Кирилл Самуилович не желал слышать ничего о смерти жены и детей, не признавая ни этого, ни своего участия, искренне не понимая причины, по которой вообще был поставлен вопрос о его участи. Разумеется, Буслаев не молчал, высказывался жестко и пространно по каждому поводу, цепляя каждого, кто не поддерживал, он не стесняясь, хаял и ругал всех, имевших отношение к его сегодняшнему положению, не сдерживаясь высказывался и о своем бывшем советнике, обвиняя именно его во всем, пытался давать распоряжения, требовал подчинения от тех, кто, когда-то находился в таковом, позволял себе критиковать, впрочем, довольно обоснованно «Первого», от которого зависела его дальнейшая судьба.
Настало время, когда врач пришел к выводу о необходимости приема более сильных успокаивающих средств и депрессантов.

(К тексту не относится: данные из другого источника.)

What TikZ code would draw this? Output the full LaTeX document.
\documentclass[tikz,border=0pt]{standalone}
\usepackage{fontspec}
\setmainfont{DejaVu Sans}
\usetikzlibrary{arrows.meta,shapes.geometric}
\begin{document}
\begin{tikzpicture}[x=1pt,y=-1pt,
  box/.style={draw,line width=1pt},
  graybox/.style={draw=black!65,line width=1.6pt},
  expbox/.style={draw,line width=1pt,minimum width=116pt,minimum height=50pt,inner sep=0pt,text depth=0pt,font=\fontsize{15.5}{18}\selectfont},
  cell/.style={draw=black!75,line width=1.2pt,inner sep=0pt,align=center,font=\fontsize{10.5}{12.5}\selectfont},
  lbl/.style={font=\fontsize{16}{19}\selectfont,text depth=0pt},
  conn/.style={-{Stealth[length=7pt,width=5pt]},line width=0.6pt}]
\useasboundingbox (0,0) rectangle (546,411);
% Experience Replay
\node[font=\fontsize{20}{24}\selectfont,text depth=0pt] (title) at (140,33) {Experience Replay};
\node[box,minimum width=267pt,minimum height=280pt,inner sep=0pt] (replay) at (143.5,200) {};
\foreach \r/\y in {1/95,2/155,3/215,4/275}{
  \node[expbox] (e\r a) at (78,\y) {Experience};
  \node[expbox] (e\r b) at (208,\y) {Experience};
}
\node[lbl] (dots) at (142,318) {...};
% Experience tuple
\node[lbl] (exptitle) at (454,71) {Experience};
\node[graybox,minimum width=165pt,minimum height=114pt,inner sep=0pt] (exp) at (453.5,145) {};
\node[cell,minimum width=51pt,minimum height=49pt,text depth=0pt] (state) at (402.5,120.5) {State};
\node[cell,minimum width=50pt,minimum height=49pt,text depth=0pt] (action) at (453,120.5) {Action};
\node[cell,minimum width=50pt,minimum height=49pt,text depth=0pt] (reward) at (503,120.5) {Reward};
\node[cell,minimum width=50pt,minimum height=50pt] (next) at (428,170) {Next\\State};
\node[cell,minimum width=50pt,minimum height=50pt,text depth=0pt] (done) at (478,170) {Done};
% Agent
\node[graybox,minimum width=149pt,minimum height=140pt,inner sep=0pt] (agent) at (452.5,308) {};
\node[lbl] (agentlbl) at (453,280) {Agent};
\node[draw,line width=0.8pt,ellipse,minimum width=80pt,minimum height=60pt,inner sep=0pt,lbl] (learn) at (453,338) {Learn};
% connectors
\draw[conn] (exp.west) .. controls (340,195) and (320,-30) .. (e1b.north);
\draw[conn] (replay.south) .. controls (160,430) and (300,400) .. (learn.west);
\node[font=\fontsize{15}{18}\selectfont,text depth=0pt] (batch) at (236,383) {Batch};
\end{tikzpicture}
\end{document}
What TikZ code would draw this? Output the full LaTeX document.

Таблетки одна за другой отправлялись в унитаз, затем вылавливались в канализации, ответственными, за контролем над ней, лицами, с соответственными выводами.
Вот в таком состоянии к нему и пожаловала министр здравоохранения, которую он не преминул обложить ругательствами разного порядка, а когда увидел входящего следом Лагидзе и вовсе взорвался, что последнему было совершенно безразлично, но многое сказало о состоянии несчастного. Когда, пока еще депутат, успокоился, министр осведомила о принятом «на верху» решении изучить его ситуацию в купе с другими примерами таких же трагедий, собранной Лагидзе группой, уже занимавшейся контрольным исследованием.

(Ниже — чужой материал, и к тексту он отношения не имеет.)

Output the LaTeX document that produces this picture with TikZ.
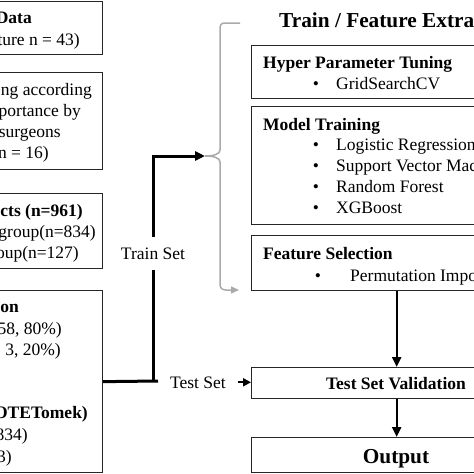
\documentclass[tikz,border=0pt]{standalone}
\usepackage{fontspec}
\setmainfont{Liberation Serif}
\usetikzlibrary{arrows.meta}
\definecolor{bracegray}{RGB}{170,170,170}
\tikzset{
  box/.style={draw=black!85, line width=1.3pt, inner sep=0pt},
  txt/.style={inner sep=0pt, font=\fontsize{17.5}{21}\selectfont},
  hd/.style={inner sep=0pt, font=\fontsize{17.5}{21}\selectfont\bfseries},
  big/.style={inner sep=0pt, font=\fontsize{21.3}{25}\selectfont\bfseries},
  conn/.style={line width=3pt},
  flow/.style={line width=2.2pt, -{Triangle[length=10pt,width=9pt]}},
  brace/.style={draw=bracegray, line width=1.5pt}
}
\begin{document}
\begin{tikzpicture}[x=1pt,y=-1pt]
\useasboundingbox (0,0) rectangle (474,474);
\clip (0,0) rectangle (474,474);

% left column
\node[box, anchor=north east, minimum width=253pt, minimum height=53pt] (rawdata) at (103,1) {};
\node[box, anchor=north east, minimum width=253pt, minimum height=97pt] (rank) at (103,72) {};
\node[box, anchor=north east, minimum width=253pt, minimum height=75pt] (subj) at (103,193) {};
\node[box, anchor=north east, minimum width=253pt, minimum height=182pt] (split) at (103,290) {};

\node[hd, anchor=base east] (rawdata1) at (32,23) {Data};
\node[txt, anchor=base east] (rawdata2) at (80,45) {ture n = 43)};
\node[txt, anchor=base east] (rank1) at (92,95) {ng according};
\node[txt, anchor=base east] (rank2) at (81,116) {portance by};
\node[txt, anchor=base east] (rank3) at (61,137) {surgeons};
\node[txt, anchor=base east] (rank4) at (49,158) {n = 16)};
\node[hd, anchor=base east] (subj1) at (83,216) {cts (n=961)};
\node[txt, anchor=base east] (subj2) at (96,237) {group(n=834)};
\node[txt, anchor=base east] (subj3) at (79,258) {oup(n=127)};
\node[hd, anchor=base east] (split1) at (19,312) {on};
\node[txt, anchor=base east] (split2) at (62,334) {58, 80\%)};
\node[txt, anchor=base east] (split3) at (61,355) {3, 20\%)};
\node[hd, anchor=base east] (split4) at (88,418) {OTETomek)};
\node[txt, anchor=base east] (split5) at (28,440) {834)};
\node[txt, anchor=base east] (split6) at (12,462) {3)};

% right column
\node[big, anchor=base west] (title) at (279,27) {Train / Feature Extrac};
\node[box, anchor=north west, minimum width=290pt, minimum height=53pt] (tune) at (251,45) {};
\node[box, anchor=north west, minimum width=290pt, minimum height=118pt] (model) at (251,106) {};
\node[box, anchor=north west, minimum width=290pt, minimum height=55pt] (featsel) at (251,235) {};
\node[box, anchor=north west, minimum width=290pt, minimum height=31pt] (valid) at (251,367) {};
\node[box, anchor=north west, minimum width=290pt, minimum height=35pt] (output) at (251,437) {};

\node[hd, anchor=base west] (tune1) at (263,68) {Hyper Parameter Tuning};
\node[txt, anchor=base] at (316,89) {\textbullet};
\node[txt, anchor=base west] (tune2) at (336,89) {GridSearchCV};
\node[hd, anchor=base west] (model1) at (263,130) {Model Training};
\foreach \y/\m in {150/Logistic Regression, 171/Support Vector Mac, 192/Random Forest, 213/XGBoost}{
  \node[txt, anchor=base] at (316,\y) {\textbullet};
  \node[txt, anchor=base west] at (336,\y) {\m};
}
\node[hd, anchor=base west] (featsel1) at (263,259) {Feature Selection};
\node[txt, anchor=base] at (318,281) {\textbullet};
\node[txt, anchor=base west] (featsel2) at (350,281) {Permutation Impo};
\node[hd, anchor=base] (valid1) at (396,389) {Test Set Validation};
\node[big, anchor=base] (output1) at (396,463) {Output};

% connectors
\coordinate (junc) at (153,381);
\coordinate (jend) at (158,381);
\coordinate (bracetip) at (205,156);
\node[txt, anchor=base, inner ysep=10.5pt] (trainlbl) at (153,259) {Train Set};
\node[txt, anchor=base, inner xsep=12pt] (testlbl) at (198,388) {Test Set};

\draw[conn] (split.east) -- (jend);
\draw[conn] (junc) -- (trainlbl);
\draw[conn, -{Triangle[length=10pt,width=9pt]}] (trainlbl) |- (bracetip);
\draw[line width=2pt, -{Triangle[length=8pt,width=8pt]}] (testlbl.east) -- (testlbl.east -| valid.west);

\draw[brace, -{Triangle[length=8pt,width=7pt]}] (240,23) -- (225,23)
  .. controls (221,23) and (220,25) .. (220,29) -- (220,150)
  .. controls (220,154) and (214,156) .. (bracetip)
  .. controls (214,156) and (220,158) .. (220,162) -- (220,284)
  .. controls (220,288) and (222,290) .. (226,290) -- (239,290);

\draw[flow] (featsel) -- (valid);
\draw[flow] (valid) -- (output);
\end{tikzpicture}
\end{document}
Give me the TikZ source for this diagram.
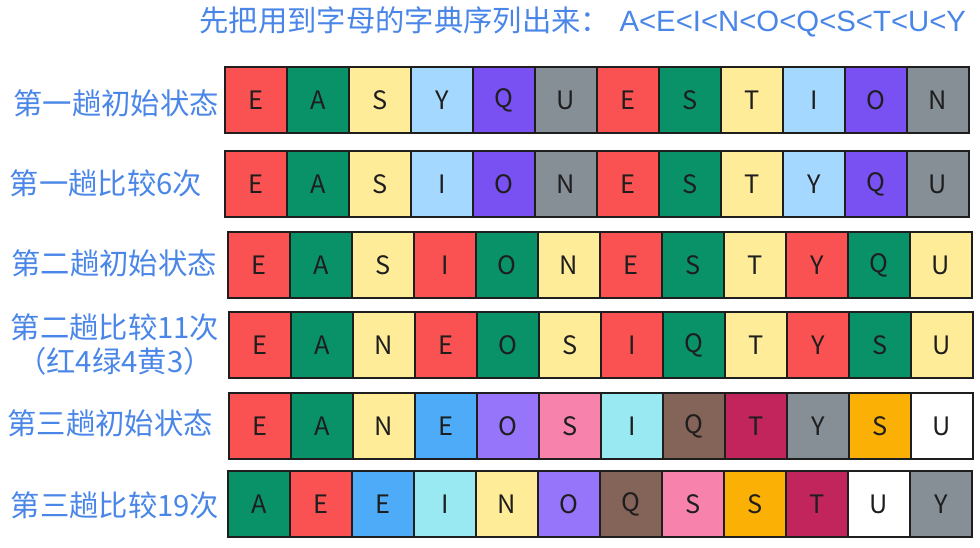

Сам Лагидзе молчал и с безучастным выражением лица, наблюдал с удобного дивана, расположенного в глубине комнаты на реакциями обоих.
Захар Ильич не мог сейчас сказать, кто из этих двоих больше интересовал его, как врача — на лицо были отклонения у обоих, но благодаря пониманию нахождения при власти министра, решил все внимание отдать даме. С каждым новым моментом, он поражался — кто мог доверить такой ответственный пост такому мало того, что закомплексованному, так еще подверженному маниям, человеку: «Может быть, в этом лежит основа ответа на действия ее и других соратников — обладая такими отклонениями и изъянами в психике не возможно не понимать, что настоящий психиатр не может их не видеть, что порождало страх, рано или поздно подпасть под его пристальный взгляд. Ну не нахожу я другого разумного объяснения всем этим сокращениям, закрытиям клиник, интернатов, институтов, сокращения финансирования, уничтожения проектов исследования…, а! О чем я?! Как можно даже пытаться понять этих людей с точки зрения разума!».